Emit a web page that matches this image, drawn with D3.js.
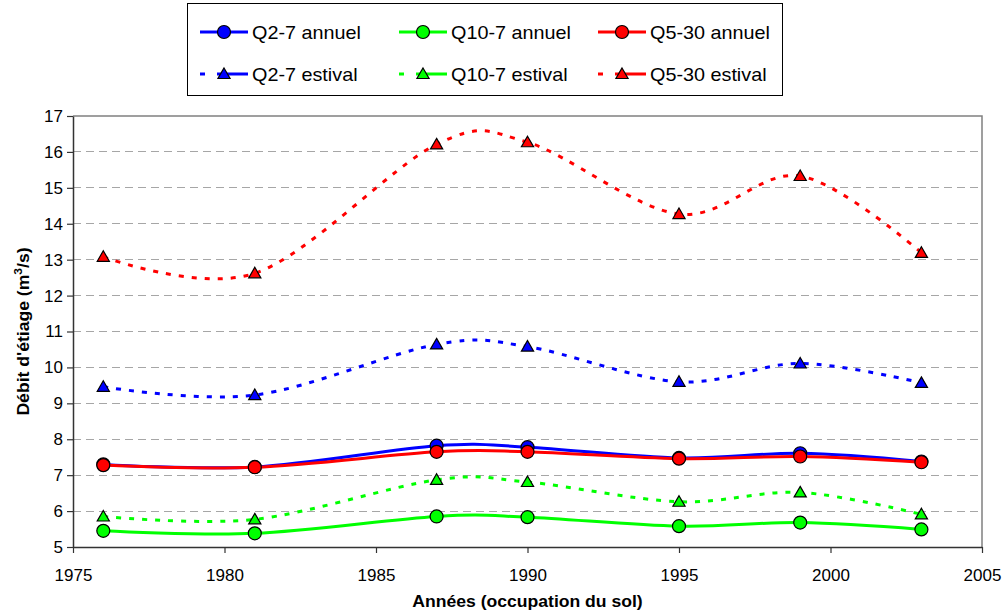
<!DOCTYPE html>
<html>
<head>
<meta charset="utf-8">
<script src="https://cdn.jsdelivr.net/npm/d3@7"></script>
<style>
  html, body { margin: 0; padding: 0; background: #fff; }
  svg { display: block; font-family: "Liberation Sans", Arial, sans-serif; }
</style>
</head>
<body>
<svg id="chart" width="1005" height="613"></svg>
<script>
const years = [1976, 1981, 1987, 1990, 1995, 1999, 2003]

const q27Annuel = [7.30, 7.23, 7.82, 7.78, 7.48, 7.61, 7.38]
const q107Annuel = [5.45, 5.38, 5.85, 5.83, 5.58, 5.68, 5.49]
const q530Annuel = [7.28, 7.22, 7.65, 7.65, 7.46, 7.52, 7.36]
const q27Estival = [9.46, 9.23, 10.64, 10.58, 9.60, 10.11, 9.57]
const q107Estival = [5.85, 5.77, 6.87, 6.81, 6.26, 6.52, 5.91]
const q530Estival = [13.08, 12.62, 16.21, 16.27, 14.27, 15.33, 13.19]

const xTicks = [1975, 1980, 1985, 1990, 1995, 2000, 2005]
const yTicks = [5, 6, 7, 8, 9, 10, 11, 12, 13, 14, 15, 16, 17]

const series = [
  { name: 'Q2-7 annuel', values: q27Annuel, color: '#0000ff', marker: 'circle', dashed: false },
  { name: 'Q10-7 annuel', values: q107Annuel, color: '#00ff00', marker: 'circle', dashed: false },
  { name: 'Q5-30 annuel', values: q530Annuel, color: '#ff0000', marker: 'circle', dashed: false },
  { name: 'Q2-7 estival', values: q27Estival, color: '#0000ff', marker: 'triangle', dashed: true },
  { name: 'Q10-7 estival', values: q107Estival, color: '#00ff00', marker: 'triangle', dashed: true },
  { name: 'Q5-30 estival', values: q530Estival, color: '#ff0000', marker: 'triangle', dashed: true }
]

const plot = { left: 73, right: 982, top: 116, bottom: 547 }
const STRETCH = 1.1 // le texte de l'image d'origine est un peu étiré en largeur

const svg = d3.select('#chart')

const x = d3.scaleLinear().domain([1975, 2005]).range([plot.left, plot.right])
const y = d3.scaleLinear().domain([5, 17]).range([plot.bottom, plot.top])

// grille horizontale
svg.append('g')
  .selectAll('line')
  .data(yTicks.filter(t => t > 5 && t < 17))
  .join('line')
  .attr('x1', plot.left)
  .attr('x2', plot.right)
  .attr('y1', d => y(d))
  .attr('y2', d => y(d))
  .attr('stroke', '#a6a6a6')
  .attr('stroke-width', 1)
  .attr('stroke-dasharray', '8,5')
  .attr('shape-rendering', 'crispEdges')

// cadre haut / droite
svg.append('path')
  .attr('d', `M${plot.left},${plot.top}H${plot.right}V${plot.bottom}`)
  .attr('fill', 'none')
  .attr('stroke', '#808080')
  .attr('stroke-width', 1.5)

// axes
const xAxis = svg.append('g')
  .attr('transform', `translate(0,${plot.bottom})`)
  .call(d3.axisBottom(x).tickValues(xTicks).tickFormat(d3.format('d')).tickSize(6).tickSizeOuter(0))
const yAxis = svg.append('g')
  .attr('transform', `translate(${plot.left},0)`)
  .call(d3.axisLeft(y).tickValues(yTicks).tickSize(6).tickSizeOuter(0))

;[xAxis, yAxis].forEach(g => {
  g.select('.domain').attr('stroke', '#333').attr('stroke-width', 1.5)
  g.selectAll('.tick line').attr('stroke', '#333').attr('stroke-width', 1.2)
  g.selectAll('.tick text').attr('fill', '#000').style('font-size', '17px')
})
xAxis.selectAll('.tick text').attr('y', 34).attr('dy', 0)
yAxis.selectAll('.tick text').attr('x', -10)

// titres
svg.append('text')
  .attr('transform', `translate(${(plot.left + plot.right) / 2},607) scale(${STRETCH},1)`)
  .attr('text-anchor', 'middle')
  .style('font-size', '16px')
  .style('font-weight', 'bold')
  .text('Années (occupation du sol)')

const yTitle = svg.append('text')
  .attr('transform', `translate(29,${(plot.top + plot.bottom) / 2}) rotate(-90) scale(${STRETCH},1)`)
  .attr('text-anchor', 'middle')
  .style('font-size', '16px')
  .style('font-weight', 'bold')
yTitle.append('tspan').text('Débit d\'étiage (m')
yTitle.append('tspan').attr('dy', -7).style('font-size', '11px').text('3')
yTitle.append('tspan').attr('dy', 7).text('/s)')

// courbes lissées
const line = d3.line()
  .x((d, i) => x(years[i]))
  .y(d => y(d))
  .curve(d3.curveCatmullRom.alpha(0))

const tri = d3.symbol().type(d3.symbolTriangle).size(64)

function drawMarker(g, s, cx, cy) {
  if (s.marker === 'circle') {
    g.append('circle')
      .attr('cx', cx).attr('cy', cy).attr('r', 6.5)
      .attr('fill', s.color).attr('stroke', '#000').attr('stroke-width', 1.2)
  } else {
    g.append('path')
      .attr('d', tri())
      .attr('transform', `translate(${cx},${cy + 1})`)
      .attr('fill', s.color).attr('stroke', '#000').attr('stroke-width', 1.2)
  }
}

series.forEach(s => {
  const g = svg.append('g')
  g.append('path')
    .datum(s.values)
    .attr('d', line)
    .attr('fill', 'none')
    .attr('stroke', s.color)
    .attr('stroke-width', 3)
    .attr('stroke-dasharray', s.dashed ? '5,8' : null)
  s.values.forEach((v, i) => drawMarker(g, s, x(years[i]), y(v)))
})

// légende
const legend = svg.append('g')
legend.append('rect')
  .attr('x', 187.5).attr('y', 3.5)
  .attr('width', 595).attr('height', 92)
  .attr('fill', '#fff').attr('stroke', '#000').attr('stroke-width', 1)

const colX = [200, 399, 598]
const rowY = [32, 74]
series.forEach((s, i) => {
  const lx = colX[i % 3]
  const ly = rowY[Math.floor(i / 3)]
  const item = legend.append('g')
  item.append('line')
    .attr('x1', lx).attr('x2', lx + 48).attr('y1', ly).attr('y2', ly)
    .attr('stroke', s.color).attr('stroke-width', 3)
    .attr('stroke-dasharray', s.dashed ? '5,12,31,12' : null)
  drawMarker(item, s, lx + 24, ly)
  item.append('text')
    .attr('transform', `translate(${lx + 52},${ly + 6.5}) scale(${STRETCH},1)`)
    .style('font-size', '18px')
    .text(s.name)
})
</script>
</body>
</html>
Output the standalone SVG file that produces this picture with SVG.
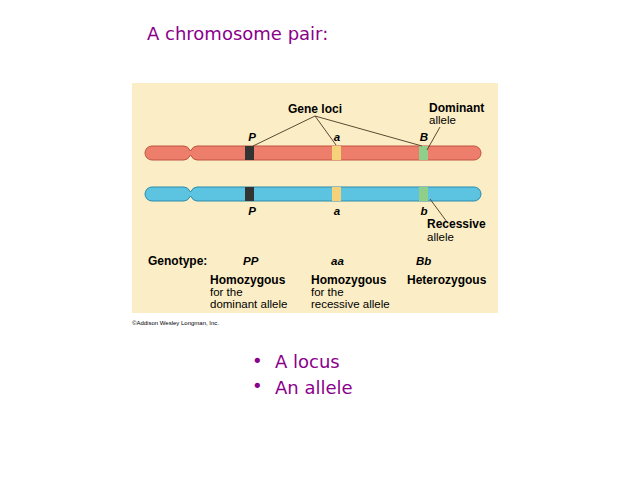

-- What needs to be done --
The records above must be transcribed exactly. Pictures are left out of the copy.

-- Written response --
Emit a web page that matches this image, drawn with D3.js.
<!DOCTYPE html>
<html>
<head>
<meta charset="utf-8">
<script src="https://cdn.jsdelivr.net/npm/d3@7"></script>
<style>
  html, body { margin: 0; padding: 0; background: #fff; }
  svg { display: block; font-family: "Liberation Sans", Arial, sans-serif; }
</style>
</head>
<body>
<svg id="chart" width="1005" height="613"></svg>
<script>
const years = [1976, 1981, 1987, 1990, 1995, 1999, 2003]

const q27Annuel = [7.30, 7.23, 7.82, 7.78, 7.48, 7.61, 7.38]
const q107Annuel = [5.45, 5.38, 5.85, 5.83, 5.58, 5.68, 5.49]
const q530Annuel = [7.28, 7.22, 7.65, 7.65, 7.46, 7.52, 7.36]
const q27Estival = [9.46, 9.23, 10.64, 10.58, 9.60, 10.11, 9.57]
const q107Estival = [5.85, 5.77, 6.87, 6.81, 6.26, 6.52, 5.91]
const q530Estival = [13.08, 12.62, 16.21, 16.27, 14.27, 15.33, 13.19]

const xTicks = [1975, 1980, 1985, 1990, 1995, 2000, 2005]
const yTicks = [5, 6, 7, 8, 9, 10, 11, 12, 13, 14, 15, 16, 17]

const series = [
  { name: 'Q2-7 annuel', values: q27Annuel, color: '#0000ff', marker: 'circle', dashed: false },
  { name: 'Q10-7 annuel', values: q107Annuel, color: '#00ff00', marker: 'circle', dashed: false },
  { name: 'Q5-30 annuel', values: q530Annuel, color: '#ff0000', marker: 'circle', dashed: false },
  { name: 'Q2-7 estival', values: q27Estival, color: '#0000ff', marker: 'triangle', dashed: true },
  { name: 'Q10-7 estival', values: q107Estival, color: '#00ff00', marker: 'triangle', dashed: true },
  { name: 'Q5-30 estival', values: q530Estival, color: '#ff0000', marker: 'triangle', dashed: true }
]

const plot = { left: 73, right: 982, top: 116, bottom: 547 }
const STRETCH = 1.1 // le texte de l'image d'origine est un peu étiré en largeur

const svg = d3.select('#chart')

const x = d3.scaleLinear().domain([1975, 2005]).range([plot.left, plot.right])
const y = d3.scaleLinear().domain([5, 17]).range([plot.bottom, plot.top])

// grille horizontale
svg.append('g')
  .selectAll('line')
  .data(yTicks.filter(t => t > 5 && t < 17))
  .join('line')
  .attr('x1', plot.left)
  .attr('x2', plot.right)
  .attr('y1', d => y(d))
  .attr('y2', d => y(d))
  .attr('stroke', '#a6a6a6')
  .attr('stroke-width', 1)
  .attr('stroke-dasharray', '8,5')
  .attr('shape-rendering', 'crispEdges')

// cadre haut / droite
svg.append('path')
  .attr('d', `M${plot.left},${plot.top}H${plot.right}V${plot.bottom}`)
  .attr('fill', 'none')
  .attr('stroke', '#808080')
  .attr('stroke-width', 1.5)

// axes
const xAxis = svg.append('g')
  .attr('transform', `translate(0,${plot.bottom})`)
  .call(d3.axisBottom(x).tickValues(xTicks).tickFormat(d3.format('d')).tickSize(6).tickSizeOuter(0))
const yAxis = svg.append('g')
  .attr('transform', `translate(${plot.left},0)`)
  .call(d3.axisLeft(y).tickValues(yTicks).tickSize(6).tickSizeOuter(0))

;[xAxis, yAxis].forEach(g => {
  g.select('.domain').attr('stroke', '#333').attr('stroke-width', 1.5)
  g.selectAll('.tick line').attr('stroke', '#333').attr('stroke-width', 1.2)
  g.selectAll('.tick text').attr('fill', '#000').style('font-size', '17px')
})
xAxis.selectAll('.tick text').attr('y', 34).attr('dy', 0)
yAxis.selectAll('.tick text').attr('x', -10)

// titres
svg.append('text')
  .attr('transform', `translate(${(plot.left + plot.right) / 2},607) scale(${STRETCH},1)`)
  .attr('text-anchor', 'middle')
  .style('font-size', '16px')
  .style('font-weight', 'bold')
  .text('Années (occupation du sol)')

const yTitle = svg.append('text')
  .attr('transform', `translate(29,${(plot.top + plot.bottom) / 2}) rotate(-90) scale(${STRETCH},1)`)
  .attr('text-anchor', 'middle')
  .style('font-size', '16px')
  .style('font-weight', 'bold')
yTitle.append('tspan').text('Débit d\'étiage (m')
yTitle.append('tspan').attr('dy', -7).style('font-size', '11px').text('3')
yTitle.append('tspan').attr('dy', 7).text('/s)')

// courbes lissées
const line = d3.line()
  .x((d, i) => x(years[i]))
  .y(d => y(d))
  .curve(d3.curveCatmullRom.alpha(0))

const tri = d3.symbol().type(d3.symbolTriangle).size(64)

function drawMarker(g, s, cx, cy) {
  if (s.marker === 'circle') {
    g.append('circle')
      .attr('cx', cx).attr('cy', cy).attr('r', 6.5)
      .attr('fill', s.color).attr('stroke', '#000').attr('stroke-width', 1.2)
  } else {
    g.append('path')
      .attr('d', tri())
      .attr('transform', `translate(${cx},${cy + 1})`)
      .attr('fill', s.color).attr('stroke', '#000').attr('stroke-width', 1.2)
  }
}

series.forEach(s => {
  const g = svg.append('g')
  g.append('path')
    .datum(s.values)
    .attr('d', line)
    .attr('fill', 'none')
    .attr('stroke', s.color)
    .attr('stroke-width', 3)
    .attr('stroke-dasharray', s.dashed ? '5,8' : null)
  s.values.forEach((v, i) => drawMarker(g, s, x(years[i]), y(v)))
})

// légende
const legend = svg.append('g')
legend.append('rect')
  .attr('x', 187.5).attr('y', 3.5)
  .attr('width', 595).attr('height', 92)
  .attr('fill', '#fff').attr('stroke', '#000').attr('stroke-width', 1)

const colX = [200, 399, 598]
const rowY = [32, 74]
series.forEach((s, i) => {
  const lx = colX[i % 3]
  const ly = rowY[Math.floor(i / 3)]
  const item = legend.append('g')
  item.append('line')
    .attr('x1', lx).attr('x2', lx + 48).attr('y1', ly).attr('y2', ly)
    .attr('stroke', s.color).attr('stroke-width', 3)
    .attr('stroke-dasharray', s.dashed ? '5,12,31,12' : null)
  drawMarker(item, s, lx + 24, ly)
  item.append('text')
    .attr('transform', `translate(${lx + 52},${ly + 6.5}) scale(${STRETCH},1)`)
    .style('font-size', '18px')
    .text(s.name)
})
</script>
</body>
</html>
Output the standalone SVG file that produces this picture with SVG.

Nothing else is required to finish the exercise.